We want to understand how the electric charge (q) on the capacitor changes over time (t) in this circuit.
The clever grown-ups figured out a special "rule" or "equation" that connects all these parts. It looks like this:
(L times how fast charge changes *twice*) + (R times how fast charge changes *once*) + (1/C times the charge itself) = The power from the source.

Let's plug in our numbers:
L = 10
R = 10
C = 1/500, so 1/C = 500 (because 1 divided by 1/500 is 500)
E = 100

So, the rule for our circuit becomes:
`10 * (how fast charge changes twice) + 10 * (how fast charge changes once) + 500 * (the charge itself) = 100`

We also know some starting information (initial conditions):
* At the very beginning (time=0), the charge on the capacitor was `q(0) = 10` coulombs.
* Also at the very beginning, the current (which is how fast the charge is moving) was `q'(0) = 0` (meaning no current was flowing initially).

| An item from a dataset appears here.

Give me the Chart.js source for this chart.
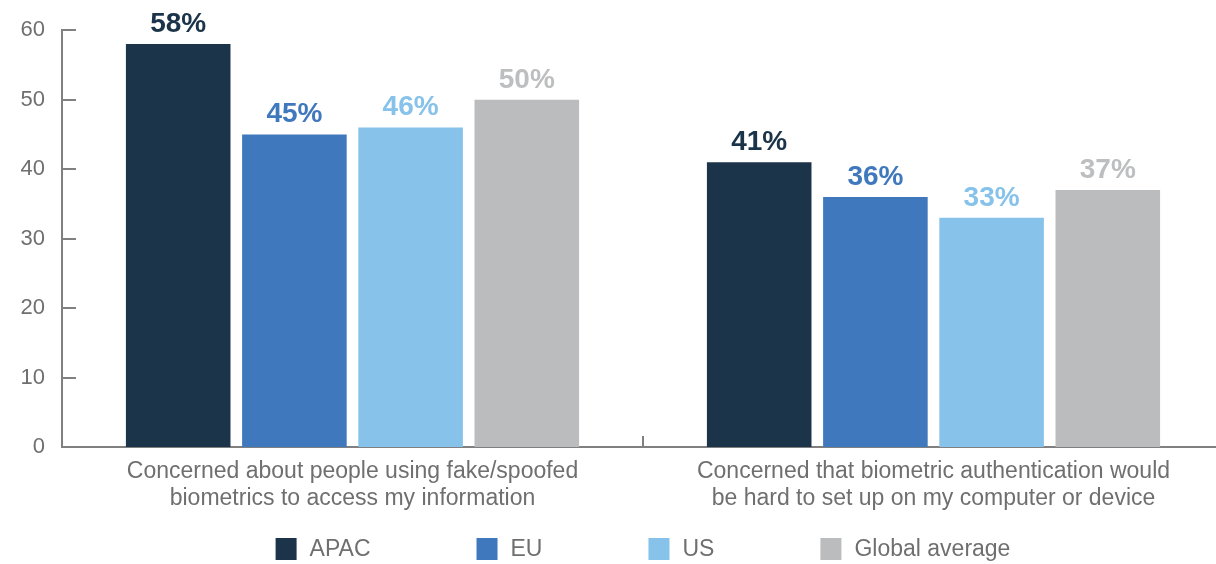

Now, to "solve" it without doing super hard math (like finding complicated roots of equations!), we can look at the numbers and what kind of behavior they suggest.
When we look at the values for L, R, and C, they tell us if the circuit will "ring" like a bell, or just slowly settle down.
In this case, the numbers (especially R=10 being smaller compared to L=10 and C=1/500) mean that the circuit is **underdamped**.
What does "underdamped" mean? It's like pushing a swing. If you just give it one push and let it go, it will swing back and forth many times before it finally stops. That's oscillating!
So, the charge on the capacitor will **oscillate**, meaning it will go back and forth (getting bigger and smaller) but with smaller and smaller swings because of the resistor (R) "damping" it down.
Eventually, after a while, the swings will get so small that the charge will settle down to a steady value. This steady value is determined by the power source and the capacitor, which is 100 divided by 500, or `100/500 = 0.2` Coulombs.
This is what "modeling and interpreting the results" means for this problem without going into super deep calculus!